Deep Dive: How the Court Reached Its Decision
Dual Roles of the Government
The U.S. Supreme Court recognized that the government holds dual roles: one as a contractor and another as a sovereign. This duality means that the United States can engage in contracts like any private party, but it also retains its sovereign powers to enact laws and regulations for the public good. In this case, the Court had to determine which role the government was acting in when it placed an embargo on silk shipments. The Court referenced past cases to emphasize that when the government acts in its sovereign capacity, it is doing so for the general welfare and not as a party to a contract. This distinction was crucial in deciding whether the government could be held liable for contractual breaches resulting from its sovereign acts.
The Embargo as a Sovereign Act
The Court examined the nature of the embargo placed by the U.S. Railroad Administration on silk shipments. It determined that the embargo was a sovereign act, enacted by the government to serve broader public interests, rather than a decision made in its capacity as a contracting party. The Court noted that such sovereign acts are inherently public and general in nature, affecting many parties and not targeted specifically at any individual contract. The embargo, therefore, was a legitimate exercise of sovereign power, and the government was acting within its rights to place such restrictions for reasons related to national or public policy.
Sovereign Immunity in Contractual Contexts
The doctrine of sovereign immunity was a key principle underpinning the Court's reasoning. Sovereign immunity means that the government cannot be sued without its consent, particularly for actions taken in its sovereign capacity. The Court reiterated that this doctrine applies even when the government enters into contracts with private parties. When a sovereign act, like the embargo, interferes with contractual obligations, the government does not waive its immunity simply by being a contracting party. The Court highlighted that parties contracting with the government do so with the understanding that sovereign acts may impact contractual performance, and this understanding limits the government’s liability.
Precedents and Legal Principles
The Court relied on established precedents to support its decision, citing previous cases from the Court of Claims. These cases consistently held that the government, when sued as a contractor, cannot be held liable for disruptions arising from its sovereign acts. The Court referenced Deming v. United States, Jones v. United States, and Wilson v. United States as foundational cases that articulated the separation of the government's dual roles and the limits of its liability.

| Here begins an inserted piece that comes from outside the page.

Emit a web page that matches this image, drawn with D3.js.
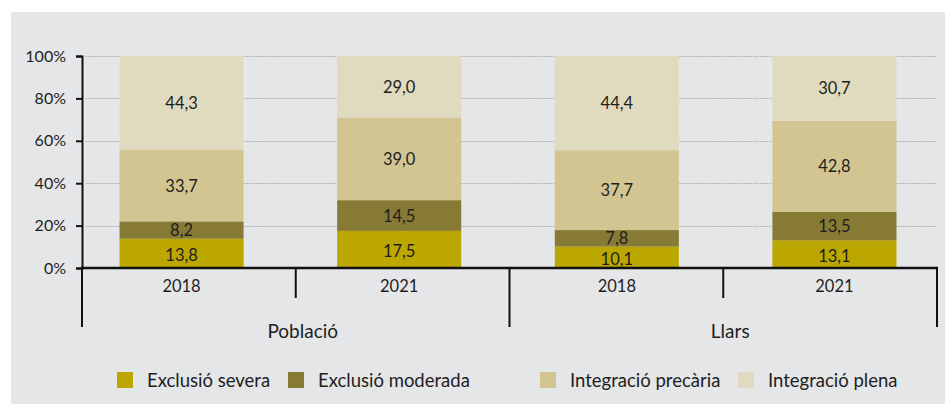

Through these cases, the Court reinforced the principle that sovereign acts, even if they negatively affect specific contracts, do not constitute a breach for which the government can be held accountable in a contractual context.
Conclusion on Liability
The Court concluded that Horowitz could not recover damages from the government because the delay in shipping the silk was the result of a legitimate sovereign act. The embargo was not a breach of contract by the government acting as a contractor but rather a public and general action taken in its sovereign capacity. Consequently, the government retained its sovereign immunity and was not liable for the financial losses Horowitz incurred due to the delayed shipment. This decision affirmed the judgment of the Court of Claims, emphasizing that when the government acts for the public good, it cannot be held liable for incidental impacts on private contractual agreements.